No supo lo que habló, lo que hizo, o lo que le dijeron los demás en todo su atareado día. Una sonrisa indeleble se alojó en su boca, caminaba en puntas, abrazó a la vieja Caridad como tres o cuatros veces mientras rociaba agua en el pote de fécula aromática y dejó sobre la mesa el plato de arroz y quimbombó sin ni siquiera tocarlo. No supo a qué hora recogió las tendederas ni dobló la ropa o fregó la loza, no respondió a nadie una palabra cuando todos le preguntaban “y a ti que bicho te picó”. La noche no le facturó cansancio pero le inundó su pecho con aquel rostro pálido dueño de unos diáfanos cristales azules. Días después supo que era un joven artista llegado al barrio, con su madre enferma, y que trabajaba en la zapatería “La Nueva Concepción” dos calles más abajo. Vivían subiendo la lomita de la Avenida Porvenir en dirección a la calle Acosta y no pudo dejar de pensar en el próximo encuentro. La ropa de cama de la señora Cabrera llegaba cada tres días a las manos de la tía Aguedita echa un fajo trabado y revuelto, o la tía la encontraba tirada en cualquier mueble de la sala. Caridad ya no sabía que cocinar y ofrecerle a la niña África para que abriera la boca y tragara bocado. Llamaron a la comadrona pues los servicios del médico eran muy caros, y esta le mando una infusión de tilo pues notó su corazón trotando como caballo desbocado. En la puerta de la casa le dijo a la familia que esa tarde ella misma se ocuparía de una diligencia que devolvería “la niña al rancho”.

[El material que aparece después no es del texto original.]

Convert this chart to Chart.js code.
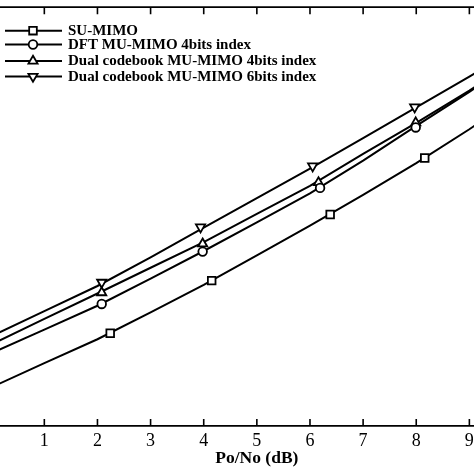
<!DOCTYPE html>
<html>
<head>
<meta charset="utf-8">
<script src="https://cdn.jsdelivr.net/npm/chart.js@4/dist/chart.umd.min.js"></script>
<style>
html,body{margin:0;padding:0;background:#fff;overflow:hidden;width:474px;height:474px;}
#wrap{position:absolute;left:-100px;top:0;width:674px;height:474px;}
</style>
</head>
<body>
<div id="wrap"><canvas id="c" width="674" height="474"></canvas></div>
<script>
// x values (Po/No in dB) for the curves
const snr = [0, 1, 2, 3, 4, 5, 6, 7, 8, 9, 10];
// curve values (y axis is cropped out of the reference)
const suMimo   = [1.29, 2.10, 2.90, 3.80, 4.72, 5.70, 6.70, 7.73, 8.79, 9.92, 11.12];
const dftMu4   = [2.43, 3.22, 4.02, 4.93, 5.85, 6.81, 7.78, 8.87, 10.03, 11.17, 12.39];
const dualMu4  = [2.72, 3.58, 4.43, 5.29, 6.15, 7.09, 8.03, 9.10, 10.13, 11.21, 12.37];
const dualMu6  = [3.00, 3.84, 4.68, 5.64, 6.63, 7.62, 8.60, 9.62, 10.65, 11.68, 12.74];
// marker positions (x, y) as placed in the reference
const suMarkX = [2.24, 4.15, 6.38, 8.16];
const suMarkY = [3.10, 4.86, 7.07, 8.96];
const dftMarkX = [2.08, 3.98, 6.19, 7.99];
const dftMarkY = [4.08, 5.83, 7.96, 9.98];
const d4MarkX = [2.08, 3.98, 6.16, 7.99];
const d4MarkY = [4.46, 6.09, 8.14, 10.14];
const d6MarkX = [2.08, 3.94, 6.05, 7.97];
const d6MarkY = [4.80, 6.65, 8.69, 10.66];
const seriesNames = ['SU-MIMO', 'DFT MU-MIMO 4bits index', 'Dual codebook MU-MIMO 4bits index', 'Dual codebook MU-MIMO 6bits index'];
const xTicks = [0, 1, 2, 3, 4, 5, 6, 7, 8, 9, 10];
const xTitle = 'Po/No (dB)';

const curves = [suMimo, dftMu4, dualMu4, dualMu6];
const marks = [[suMarkX, suMarkY], [dftMarkX, dftMarkY], [d4MarkX, d4MarkY], [d6MarkX, d6MarkY]];
const styles = [
  {pointStyle: 'rect', radius: 5.4, rotation: 0},
  {pointStyle: 'circle', radius: 4.3, rotation: 0},
  {pointStyle: 'triangle', radius: 5.3, rotation: 0},
  {pointStyle: 'triangle', radius: 5.3, rotation: 180}
];

const datasets = [];
curves.forEach((c, i) => {
  datasets.push({
    label: seriesNames[i],
    data: snr.map((x, k) => ({x: x, y: c[k]})),
    borderColor: '#000', borderWidth: 2, pointRadius: 0, fill: false, tension: 0,
    order: 2
  });
});
marks.forEach((m, i) => {
  datasets.push({
    label: seriesNames[i] + ' markers',
    data: m[0].map((x, k) => ({x: x, y: m[1][k]})),
    showLine: false, borderColor: '#000', backgroundColor: '#fff', borderWidth: 1.8,
    pointStyle: styles[i].pointStyle, pointRadius: styles[i].radius, pointRotation: styles[i].rotation,
    order: 1
  });
});

const SERIF = "'Liberation Serif', 'Times New Roman', serif";

const framePlugin = {
  id: 'frame',
  afterDraw(chart) {
    const ctx = chart.ctx, a = chart.chartArea, xs = chart.scales.x;
    ctx.save();
    ctx.strokeStyle = '#000';
    ctx.lineWidth = 1.8;
    ctx.beginPath();
    ctx.moveTo(a.left, a.top); ctx.lineTo(a.right, a.top);
    ctx.stroke();
    ctx.lineWidth = 1.6;
    xs.ticks.forEach(t => {
      const px = xs.getPixelForValue(t.value);
      ctx.beginPath();
      ctx.moveTo(px, a.top); ctx.lineTo(px, a.top + 7);
      ctx.moveTo(px, a.bottom); ctx.lineTo(px, a.bottom - 7);
      ctx.stroke();
    });
    // legend
    const ox = 100;
    const rowsY = [30.7, 44.5, 61, 76.5];
    ctx.font = 'bold 15px ' + SERIF;
    ctx.textBaseline = 'middle';
    seriesNames.forEach((n, i) => {
      const y = rowsY[i];
      ctx.strokeStyle = '#000';
      ctx.lineWidth = 2;
      ctx.beginPath();
      ctx.moveTo(ox + 5, y); ctx.lineTo(ox + 62, y);
      ctx.stroke();
      ctx.lineWidth = 1.8;
      ctx.fillStyle = '#fff';
      Chart.helpers.drawPoint(ctx, {pointStyle: styles[i].pointStyle, radius: styles[i].radius, rotation: styles[i].rotation, borderWidth: 1.8}, ox + 33, y);
      ctx.fillStyle = '#000';
      ctx.fillText(n, ox + 68, y + 0.5);
    });
    ctx.restore();
  }
};

new Chart(document.getElementById('c'), {
  type: 'line',
  data: {datasets: datasets},
  options: {
    responsive: false,
    animation: false,
    devicePixelRatio: 1,
    layout: {padding: {left: 91.2, right: 51.5, top: 5, bottom: 2.5}},
    plugins: {legend: {display: false}, tooltip: {enabled: false}},
    scales: {
      x: {
        type: 'linear', min: 0, max: 10,
        afterBuildTicks: s => { s.ticks = xTicks.map(v => ({value: v})); },
        ticks: {color: '#000', padding: 6, font: {family: SERIF, size: 18, lineHeight: 1}, maxRotation: 0},
        grid: {drawOnChartArea: false, drawTicks: false},
        border: {display: true, color: '#000', width: 1.8},
        title: {display: true, text: xTitle, color: '#000', font: {family: SERIF, size: 17.5, weight: 'bold', lineHeight: 1}, padding: {top: -6, bottom: 4}}
      },
      y: {
        type: 'linear', min: 0, max: 14, display: false
      }
    }
  },
  plugins: [framePlugin]
});
</script>
</body>
</html>
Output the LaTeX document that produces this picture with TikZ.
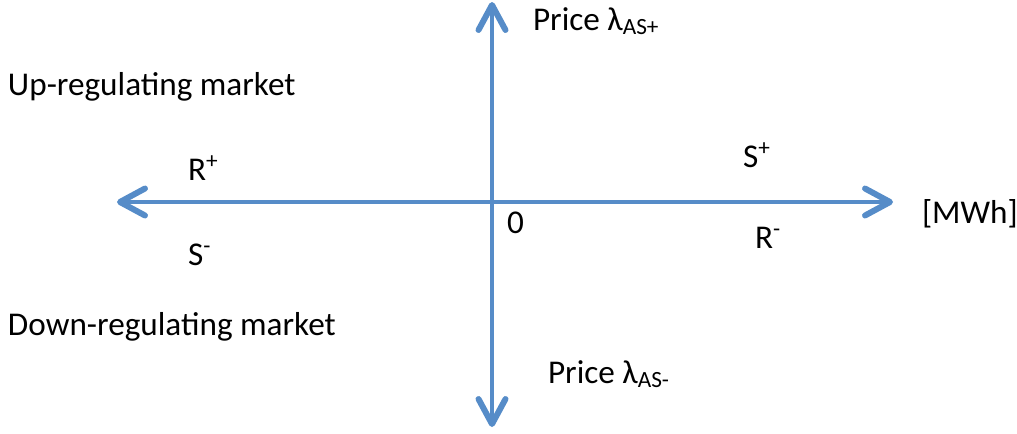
\documentclass[tikz,border=0pt]{standalone}
\usepackage{fontspec}
\setmainfont{Carlito}
\usetikzlibrary{arrows.meta}
\definecolor{axisblue}{RGB}{86,140,200}
\tikzset{
  barbtip/.tip={Straight Barb[length=0.5cm, width=0.54cm, line width=3.4pt, round]},
  axisarrow/.style={barbtip-barbtip, line width=2pt, color=axisblue},
  lbl/.style={
    anchor=base west, inner sep=0pt, outer sep=0pt,
    font=\fontsize{18.9}{22}\selectfont, text=black
  },
}

\begin{document}
\begin{tikzpicture}[x=0.02cm, y=-0.02cm]
  \useasboundingbox (0,0) rectangle (1017,433);

  % axes
  \coordinate (west)  at (117,202);
  \coordinate (east)  at (893,202);
  \coordinate (north) at (492,2);
  \coordinate (south) at (492,427);

  \draw[axisarrow] (west) -- (east);
  \draw[axisarrow] (south) -- (north);

  % labels
  \node[lbl] (priceup) at (533,30)  {Price λ\textsubscript{AS+}};
  \node[lbl] (pricedn) at (548,383) {Price λ\textsubscript{AS-}};
  \node[lbl] (unit)    at (922,223) {[MWh]};
  \node[lbl] (zero)    at (507,233) {0};

  \node[lbl] (upmkt)   at (8,95)    {Up-regulating market};
  \node[lbl] (dnmkt)   at (8,335)   {Down-regulating market};

  \node[lbl] (rplus)   at (188,180) {R\textsuperscript{+}};
  \node[lbl] (sminus)  at (188,265) {S\textsuperscript{-}};
  \node[lbl] (splus)   at (743,167) {S\textsuperscript{+}};
  \node[lbl] (rminus)  at (755,248) {R\textsuperscript{-}};
\end{tikzpicture}
\end{document}
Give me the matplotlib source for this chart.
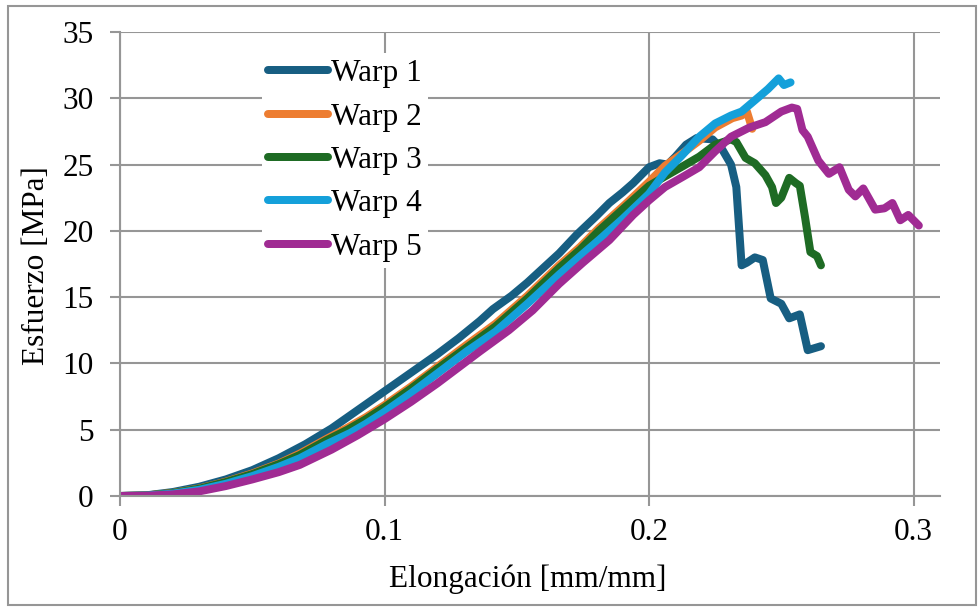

Cerca de las seis y treinta de la tarde tocaron la puerta con varios aldabonazos más ligeros que un hipo. Caridad escuchó algo al salir del primer cuarto donde había dejado ya la vela y el agua. Se quedó de una pieza al ver a aquel joven, alto como una vara, blanco como papel y tan exangüe y ligero con esos “ojos de aceite” y un ramo de rosas en la mano. Esa tarde sus tíos consintieron el inicio de las visitas apropiadas. A pesar de que África “se tomó su jugo de pera completico sin dejar gota” a Caridad la cosa no le vino muy bien. Le tocaba hacer de chaperona dos veces a la semana en la sala de visitas a la hora precisa en que ya su vela y su vaso de agua estaban en la mesita de noche y su existencia lista para derrumbarse en el catre.

África acogió el amor deslumbrándose ante el obsequio más costoso y exclusivo. En sus últimos años nada la había iluminado ni la había hecho sonreír tanto y tan alto como esta conmoción de su cuerpo que se agudizaba tres veces a la semana a las seis y treinta de la tarde. Su enamoramiento no se parecía al de la prima Berta que tiritaba como gorrión calado ante la estampa de Antonio. No padeció o se angustió, sintió placidez y felicidad, no se desesperó los días de lluvia, disfrutó el sonido de los coches y carretones a través de la ventana hasta que aparecía el paraguas negro con agujeros, no perdió el apetito de ningún modo y comía golosinas a ratos. No pasó horas delante del espejo arreglándose la maraña de su pelo ni empolvándose el cuello como un lagarto, dejaba sus cabellos sueltos y libres y luego de tomar el baño sin apuros ni remilgos dejaba que el agua se secara en su cuerpo como una caricia lenta. Todos los días sentía que nacía dentro de sí misma, que los colores del sol a la hora del lavado eran su mejor compañía, que el ruido de las calderas eran gorjeos tiernos, y sus brazos eran más fuertes que nunca y sus deseos de vivir infinitos y perdurables.
Esa tarde de Abril de 1932 ella abrió el portón con alegría, se le colgó en el cuello y ante la mirada estupefacta de la vieja Caridad le besó en la boca con dulzura, tomó su rostro entre sus manos y le besó sus ojos azules con esmero y paciencia, le besó la frente mientras acariciaba sus mechones rubios y regresó a su boca que ya le esperaba sin temor y en desespero. El ramo de rosas cayó al suelo desgajado, salpicando gotas de agua aun empaquetadas y él le rodeo la cintura con su mano amplia para no dejarla escapar. Al menos no por ahora.